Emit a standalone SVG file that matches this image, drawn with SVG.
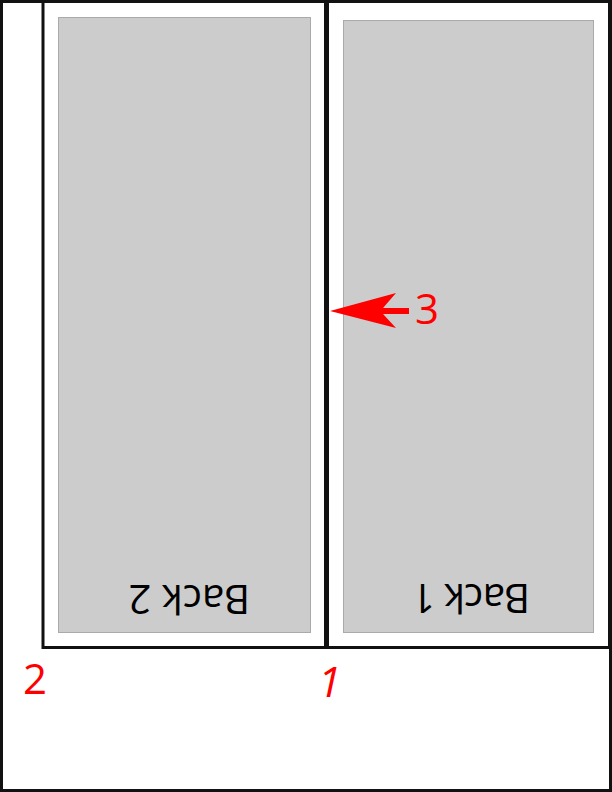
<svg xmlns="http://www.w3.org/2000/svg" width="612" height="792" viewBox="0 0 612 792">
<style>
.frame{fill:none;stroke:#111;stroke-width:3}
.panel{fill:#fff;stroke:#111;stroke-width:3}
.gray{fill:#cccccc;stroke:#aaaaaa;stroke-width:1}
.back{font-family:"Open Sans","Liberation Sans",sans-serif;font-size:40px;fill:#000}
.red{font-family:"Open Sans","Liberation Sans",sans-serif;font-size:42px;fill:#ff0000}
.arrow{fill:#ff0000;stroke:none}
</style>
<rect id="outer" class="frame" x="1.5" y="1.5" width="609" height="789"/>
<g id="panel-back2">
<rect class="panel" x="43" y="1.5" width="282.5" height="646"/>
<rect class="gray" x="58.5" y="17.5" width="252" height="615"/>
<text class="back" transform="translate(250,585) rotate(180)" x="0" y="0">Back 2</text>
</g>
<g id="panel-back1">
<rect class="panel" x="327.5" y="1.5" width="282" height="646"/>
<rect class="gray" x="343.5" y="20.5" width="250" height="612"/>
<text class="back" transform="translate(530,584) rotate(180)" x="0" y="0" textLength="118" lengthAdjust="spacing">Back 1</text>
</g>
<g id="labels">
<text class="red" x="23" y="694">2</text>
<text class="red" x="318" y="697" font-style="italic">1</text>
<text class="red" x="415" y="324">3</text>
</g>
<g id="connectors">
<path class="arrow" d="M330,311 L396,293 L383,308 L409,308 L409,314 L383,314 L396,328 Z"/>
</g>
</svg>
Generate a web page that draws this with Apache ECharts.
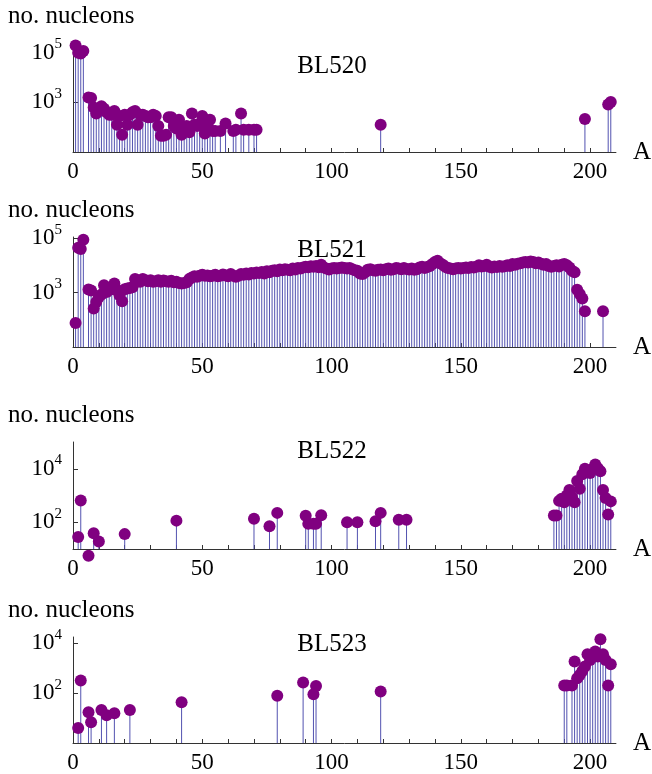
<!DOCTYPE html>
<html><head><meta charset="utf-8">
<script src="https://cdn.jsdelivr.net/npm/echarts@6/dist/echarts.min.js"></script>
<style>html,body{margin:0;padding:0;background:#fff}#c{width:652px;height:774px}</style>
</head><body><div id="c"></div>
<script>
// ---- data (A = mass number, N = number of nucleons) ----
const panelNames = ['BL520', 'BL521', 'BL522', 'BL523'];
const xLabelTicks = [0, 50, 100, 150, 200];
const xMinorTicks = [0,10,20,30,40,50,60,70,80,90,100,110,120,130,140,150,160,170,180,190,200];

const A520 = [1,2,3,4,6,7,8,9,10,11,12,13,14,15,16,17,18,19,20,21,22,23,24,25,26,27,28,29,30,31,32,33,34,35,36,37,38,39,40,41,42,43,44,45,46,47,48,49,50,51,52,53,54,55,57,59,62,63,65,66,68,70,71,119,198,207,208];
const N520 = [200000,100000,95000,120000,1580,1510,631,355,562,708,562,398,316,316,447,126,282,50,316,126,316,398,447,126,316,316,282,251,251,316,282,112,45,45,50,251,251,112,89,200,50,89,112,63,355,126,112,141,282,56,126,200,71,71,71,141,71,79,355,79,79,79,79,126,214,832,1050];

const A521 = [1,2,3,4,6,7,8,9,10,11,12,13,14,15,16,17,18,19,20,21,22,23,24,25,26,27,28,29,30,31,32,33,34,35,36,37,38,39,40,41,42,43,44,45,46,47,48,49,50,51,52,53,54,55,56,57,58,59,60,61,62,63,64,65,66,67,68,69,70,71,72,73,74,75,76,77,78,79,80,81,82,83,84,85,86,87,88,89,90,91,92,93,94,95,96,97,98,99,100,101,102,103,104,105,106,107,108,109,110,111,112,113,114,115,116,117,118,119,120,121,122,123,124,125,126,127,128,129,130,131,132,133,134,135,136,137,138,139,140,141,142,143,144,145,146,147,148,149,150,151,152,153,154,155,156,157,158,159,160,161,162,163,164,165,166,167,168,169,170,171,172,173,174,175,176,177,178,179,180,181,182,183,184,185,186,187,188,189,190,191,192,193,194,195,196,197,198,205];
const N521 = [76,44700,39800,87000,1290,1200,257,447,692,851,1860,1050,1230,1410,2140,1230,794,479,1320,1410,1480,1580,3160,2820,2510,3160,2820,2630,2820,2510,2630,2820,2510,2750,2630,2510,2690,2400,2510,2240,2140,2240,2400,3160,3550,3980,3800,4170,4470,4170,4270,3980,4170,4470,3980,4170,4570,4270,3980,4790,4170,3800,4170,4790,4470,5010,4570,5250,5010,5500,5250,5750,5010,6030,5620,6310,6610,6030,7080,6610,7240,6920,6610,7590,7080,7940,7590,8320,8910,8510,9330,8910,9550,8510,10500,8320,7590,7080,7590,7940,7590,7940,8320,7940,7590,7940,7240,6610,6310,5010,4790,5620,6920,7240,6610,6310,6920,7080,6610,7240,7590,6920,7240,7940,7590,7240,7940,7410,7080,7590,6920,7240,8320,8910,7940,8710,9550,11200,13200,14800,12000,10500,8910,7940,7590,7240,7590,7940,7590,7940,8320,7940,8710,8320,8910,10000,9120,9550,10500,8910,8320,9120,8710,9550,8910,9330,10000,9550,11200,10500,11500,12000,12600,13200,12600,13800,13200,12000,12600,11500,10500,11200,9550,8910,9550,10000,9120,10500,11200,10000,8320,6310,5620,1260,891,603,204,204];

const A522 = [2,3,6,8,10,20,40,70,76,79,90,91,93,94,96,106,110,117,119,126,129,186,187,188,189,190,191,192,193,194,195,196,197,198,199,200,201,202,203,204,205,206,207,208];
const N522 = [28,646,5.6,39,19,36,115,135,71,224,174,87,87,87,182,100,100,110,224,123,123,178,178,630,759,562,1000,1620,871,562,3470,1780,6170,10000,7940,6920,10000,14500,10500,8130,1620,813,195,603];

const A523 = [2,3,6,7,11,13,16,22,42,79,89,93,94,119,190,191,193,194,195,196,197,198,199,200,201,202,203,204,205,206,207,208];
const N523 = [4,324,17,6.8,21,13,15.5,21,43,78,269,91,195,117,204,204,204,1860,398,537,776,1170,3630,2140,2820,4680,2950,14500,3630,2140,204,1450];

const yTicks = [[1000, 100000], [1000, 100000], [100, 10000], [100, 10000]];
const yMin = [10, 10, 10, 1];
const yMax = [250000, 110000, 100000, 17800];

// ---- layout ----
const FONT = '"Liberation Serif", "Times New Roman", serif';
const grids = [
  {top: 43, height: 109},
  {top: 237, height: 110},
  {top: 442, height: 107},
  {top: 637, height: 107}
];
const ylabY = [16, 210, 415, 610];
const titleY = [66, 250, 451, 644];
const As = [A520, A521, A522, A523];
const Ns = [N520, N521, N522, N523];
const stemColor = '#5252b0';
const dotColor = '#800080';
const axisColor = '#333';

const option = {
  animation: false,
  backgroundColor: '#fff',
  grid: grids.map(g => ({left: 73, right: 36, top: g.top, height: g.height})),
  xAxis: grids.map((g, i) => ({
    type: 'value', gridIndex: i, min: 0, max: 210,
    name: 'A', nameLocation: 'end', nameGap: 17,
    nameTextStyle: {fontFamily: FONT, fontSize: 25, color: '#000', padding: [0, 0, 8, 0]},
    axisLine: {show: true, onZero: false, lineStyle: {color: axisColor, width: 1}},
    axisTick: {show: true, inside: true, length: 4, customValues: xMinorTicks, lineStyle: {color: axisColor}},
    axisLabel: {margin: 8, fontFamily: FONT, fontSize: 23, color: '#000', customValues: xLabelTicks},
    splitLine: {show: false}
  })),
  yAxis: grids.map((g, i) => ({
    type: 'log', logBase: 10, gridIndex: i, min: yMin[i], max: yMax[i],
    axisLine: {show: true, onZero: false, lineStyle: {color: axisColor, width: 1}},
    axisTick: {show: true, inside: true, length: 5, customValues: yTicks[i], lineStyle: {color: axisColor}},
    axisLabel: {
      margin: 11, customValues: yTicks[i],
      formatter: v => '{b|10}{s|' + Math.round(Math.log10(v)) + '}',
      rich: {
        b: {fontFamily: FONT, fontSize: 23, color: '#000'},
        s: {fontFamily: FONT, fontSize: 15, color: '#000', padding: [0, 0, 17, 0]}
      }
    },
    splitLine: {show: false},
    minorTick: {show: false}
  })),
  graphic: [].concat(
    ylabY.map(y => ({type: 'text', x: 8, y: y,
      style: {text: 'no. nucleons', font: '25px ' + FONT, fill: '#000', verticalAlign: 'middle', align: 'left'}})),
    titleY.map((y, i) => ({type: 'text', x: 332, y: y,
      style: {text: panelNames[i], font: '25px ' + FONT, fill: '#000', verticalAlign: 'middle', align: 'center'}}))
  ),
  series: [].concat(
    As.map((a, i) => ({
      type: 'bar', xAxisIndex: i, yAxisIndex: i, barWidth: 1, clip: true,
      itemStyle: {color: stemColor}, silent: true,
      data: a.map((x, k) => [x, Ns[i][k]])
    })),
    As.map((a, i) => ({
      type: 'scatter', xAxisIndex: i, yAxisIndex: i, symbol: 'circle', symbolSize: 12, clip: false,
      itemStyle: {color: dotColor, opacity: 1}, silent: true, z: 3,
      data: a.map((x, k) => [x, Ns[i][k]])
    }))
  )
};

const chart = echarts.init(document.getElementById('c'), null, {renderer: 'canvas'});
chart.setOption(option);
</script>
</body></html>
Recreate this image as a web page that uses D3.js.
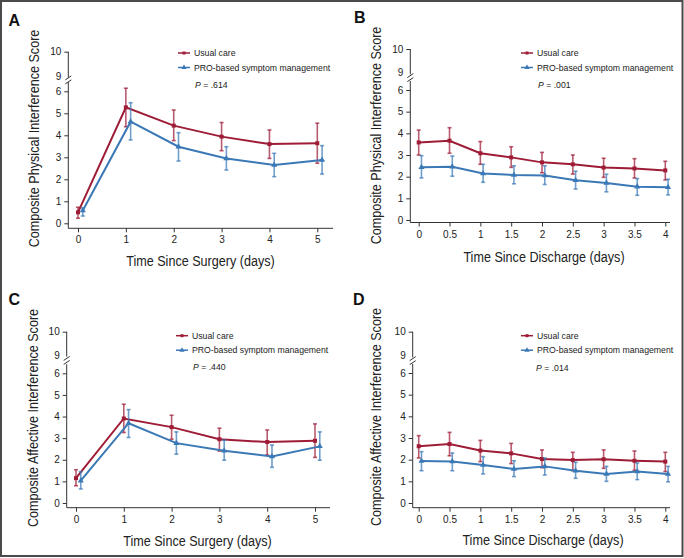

## Aim of the task
Count the lines of the data that include the string "this", and give only that number.

## Response
3